— start Information shown —

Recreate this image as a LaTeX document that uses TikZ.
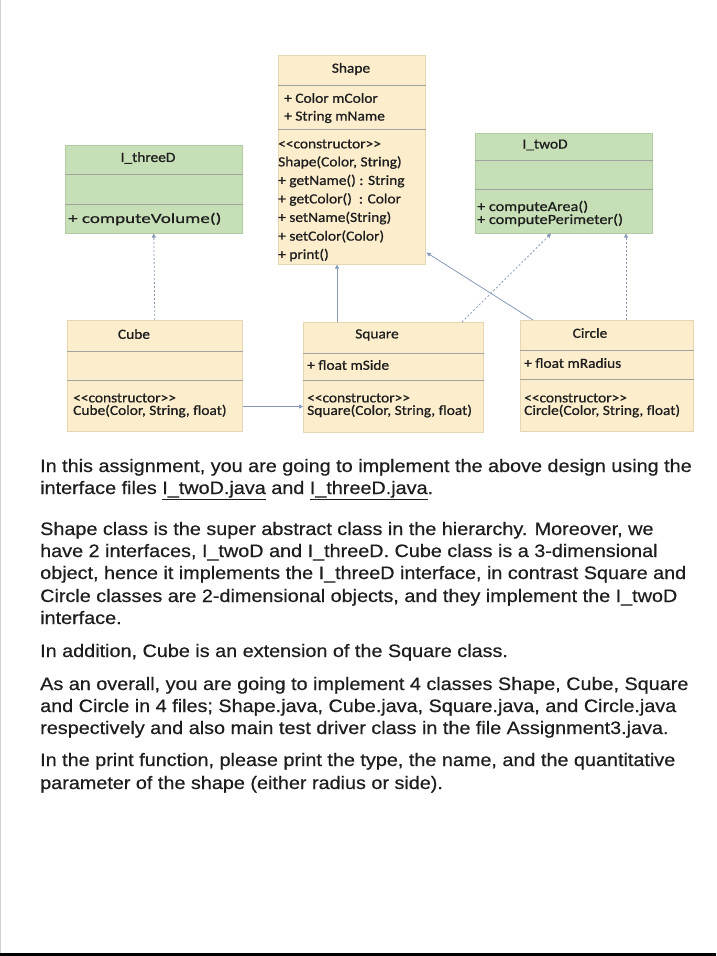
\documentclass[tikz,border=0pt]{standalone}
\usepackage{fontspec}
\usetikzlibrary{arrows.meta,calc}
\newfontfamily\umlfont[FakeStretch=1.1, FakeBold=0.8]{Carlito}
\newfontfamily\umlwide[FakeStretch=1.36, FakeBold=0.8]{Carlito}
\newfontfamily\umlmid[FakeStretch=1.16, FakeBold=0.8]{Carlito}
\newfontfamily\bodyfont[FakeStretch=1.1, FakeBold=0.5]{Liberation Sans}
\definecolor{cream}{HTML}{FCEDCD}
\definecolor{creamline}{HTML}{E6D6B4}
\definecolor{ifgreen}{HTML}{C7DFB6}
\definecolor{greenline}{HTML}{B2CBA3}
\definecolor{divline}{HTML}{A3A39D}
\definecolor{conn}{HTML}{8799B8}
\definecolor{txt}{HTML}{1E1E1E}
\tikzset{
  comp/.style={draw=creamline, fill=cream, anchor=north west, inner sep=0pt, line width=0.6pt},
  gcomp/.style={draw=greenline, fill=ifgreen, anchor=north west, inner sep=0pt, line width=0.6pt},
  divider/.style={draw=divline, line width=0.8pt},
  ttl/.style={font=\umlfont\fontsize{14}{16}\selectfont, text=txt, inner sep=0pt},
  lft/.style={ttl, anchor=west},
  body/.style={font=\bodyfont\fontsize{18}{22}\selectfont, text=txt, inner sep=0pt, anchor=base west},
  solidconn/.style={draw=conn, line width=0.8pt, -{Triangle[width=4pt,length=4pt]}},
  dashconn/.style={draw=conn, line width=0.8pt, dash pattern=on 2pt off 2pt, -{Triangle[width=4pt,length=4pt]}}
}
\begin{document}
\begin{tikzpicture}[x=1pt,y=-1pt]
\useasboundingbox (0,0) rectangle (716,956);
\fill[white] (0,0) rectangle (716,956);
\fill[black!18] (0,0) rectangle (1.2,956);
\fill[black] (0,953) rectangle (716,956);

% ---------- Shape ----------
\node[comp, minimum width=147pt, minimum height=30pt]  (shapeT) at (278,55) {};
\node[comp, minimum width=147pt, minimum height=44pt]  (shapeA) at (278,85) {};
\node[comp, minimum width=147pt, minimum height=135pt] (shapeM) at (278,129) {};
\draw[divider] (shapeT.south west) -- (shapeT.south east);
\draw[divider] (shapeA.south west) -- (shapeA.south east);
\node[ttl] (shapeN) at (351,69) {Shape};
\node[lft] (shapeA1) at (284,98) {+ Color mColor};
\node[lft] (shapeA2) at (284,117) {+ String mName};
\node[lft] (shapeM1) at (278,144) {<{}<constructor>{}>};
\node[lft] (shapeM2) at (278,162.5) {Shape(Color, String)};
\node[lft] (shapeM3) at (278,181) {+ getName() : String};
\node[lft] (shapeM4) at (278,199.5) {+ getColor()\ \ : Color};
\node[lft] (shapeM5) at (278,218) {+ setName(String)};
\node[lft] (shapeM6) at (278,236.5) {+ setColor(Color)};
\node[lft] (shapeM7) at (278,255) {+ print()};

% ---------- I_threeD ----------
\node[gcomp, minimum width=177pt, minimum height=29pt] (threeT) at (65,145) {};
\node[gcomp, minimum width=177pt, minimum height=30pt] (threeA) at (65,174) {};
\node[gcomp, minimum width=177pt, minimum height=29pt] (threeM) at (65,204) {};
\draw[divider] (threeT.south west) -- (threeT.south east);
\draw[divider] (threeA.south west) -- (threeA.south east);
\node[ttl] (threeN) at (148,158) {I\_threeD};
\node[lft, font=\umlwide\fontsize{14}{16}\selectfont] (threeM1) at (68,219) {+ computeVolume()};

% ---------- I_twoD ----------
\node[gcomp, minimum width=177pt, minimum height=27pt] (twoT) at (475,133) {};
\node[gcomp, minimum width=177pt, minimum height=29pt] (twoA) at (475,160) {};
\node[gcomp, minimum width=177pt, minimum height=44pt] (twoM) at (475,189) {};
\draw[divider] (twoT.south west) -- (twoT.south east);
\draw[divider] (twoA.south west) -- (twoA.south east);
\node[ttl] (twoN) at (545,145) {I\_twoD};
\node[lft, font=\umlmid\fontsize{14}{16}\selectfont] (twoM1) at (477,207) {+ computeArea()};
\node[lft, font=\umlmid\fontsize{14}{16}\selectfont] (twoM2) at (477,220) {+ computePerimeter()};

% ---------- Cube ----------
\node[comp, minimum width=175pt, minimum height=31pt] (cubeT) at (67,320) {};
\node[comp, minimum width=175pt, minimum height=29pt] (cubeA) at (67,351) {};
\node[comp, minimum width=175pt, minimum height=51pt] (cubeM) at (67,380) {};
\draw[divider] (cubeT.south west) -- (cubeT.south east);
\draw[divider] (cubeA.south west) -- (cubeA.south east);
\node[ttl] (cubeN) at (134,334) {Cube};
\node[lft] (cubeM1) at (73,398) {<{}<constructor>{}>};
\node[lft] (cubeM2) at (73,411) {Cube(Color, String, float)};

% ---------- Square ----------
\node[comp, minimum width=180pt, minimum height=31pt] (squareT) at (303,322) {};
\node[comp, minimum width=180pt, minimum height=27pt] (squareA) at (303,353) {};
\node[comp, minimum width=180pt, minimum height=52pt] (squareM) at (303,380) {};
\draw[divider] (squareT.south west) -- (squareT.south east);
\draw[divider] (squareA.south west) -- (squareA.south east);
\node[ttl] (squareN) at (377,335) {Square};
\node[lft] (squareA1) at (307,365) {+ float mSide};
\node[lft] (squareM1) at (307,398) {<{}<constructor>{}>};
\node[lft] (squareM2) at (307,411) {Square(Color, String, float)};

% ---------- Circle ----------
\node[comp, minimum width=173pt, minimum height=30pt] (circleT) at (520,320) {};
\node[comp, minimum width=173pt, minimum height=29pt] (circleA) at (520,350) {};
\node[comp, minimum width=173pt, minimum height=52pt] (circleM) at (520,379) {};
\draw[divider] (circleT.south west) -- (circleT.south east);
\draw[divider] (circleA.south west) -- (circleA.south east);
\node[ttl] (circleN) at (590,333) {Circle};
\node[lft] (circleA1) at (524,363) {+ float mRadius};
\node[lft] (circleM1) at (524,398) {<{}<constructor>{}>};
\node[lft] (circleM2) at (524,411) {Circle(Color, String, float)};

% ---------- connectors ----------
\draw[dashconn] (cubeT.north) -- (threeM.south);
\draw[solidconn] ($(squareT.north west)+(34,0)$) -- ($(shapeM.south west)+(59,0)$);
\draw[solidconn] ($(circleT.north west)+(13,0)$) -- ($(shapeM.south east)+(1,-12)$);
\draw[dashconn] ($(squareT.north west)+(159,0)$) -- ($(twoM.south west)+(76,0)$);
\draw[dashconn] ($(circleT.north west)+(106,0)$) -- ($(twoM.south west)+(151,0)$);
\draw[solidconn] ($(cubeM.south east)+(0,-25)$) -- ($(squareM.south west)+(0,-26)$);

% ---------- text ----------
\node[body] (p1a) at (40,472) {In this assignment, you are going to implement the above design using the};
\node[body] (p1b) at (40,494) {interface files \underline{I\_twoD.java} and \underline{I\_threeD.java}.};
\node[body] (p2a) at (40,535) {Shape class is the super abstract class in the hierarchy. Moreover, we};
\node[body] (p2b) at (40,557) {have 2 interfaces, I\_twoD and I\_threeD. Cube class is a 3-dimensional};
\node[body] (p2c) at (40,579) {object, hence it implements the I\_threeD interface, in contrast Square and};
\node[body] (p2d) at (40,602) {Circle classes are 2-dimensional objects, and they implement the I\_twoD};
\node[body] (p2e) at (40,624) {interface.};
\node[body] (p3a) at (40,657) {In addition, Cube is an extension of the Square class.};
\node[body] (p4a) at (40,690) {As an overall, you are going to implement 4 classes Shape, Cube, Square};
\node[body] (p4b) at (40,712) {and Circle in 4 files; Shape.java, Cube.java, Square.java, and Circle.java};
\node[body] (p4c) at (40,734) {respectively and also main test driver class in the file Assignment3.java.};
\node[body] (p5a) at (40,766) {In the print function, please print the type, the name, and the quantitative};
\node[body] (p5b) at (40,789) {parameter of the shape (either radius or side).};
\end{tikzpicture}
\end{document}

— end Information shown —

> [Task description]:
List the lines that contain the word "this".

> [Correct output]:
Recreate this image as a LaTeX document that uses TikZ.
\node[body] (p1a) at (40,472) {In this assignment, you are going to implement the above design using the};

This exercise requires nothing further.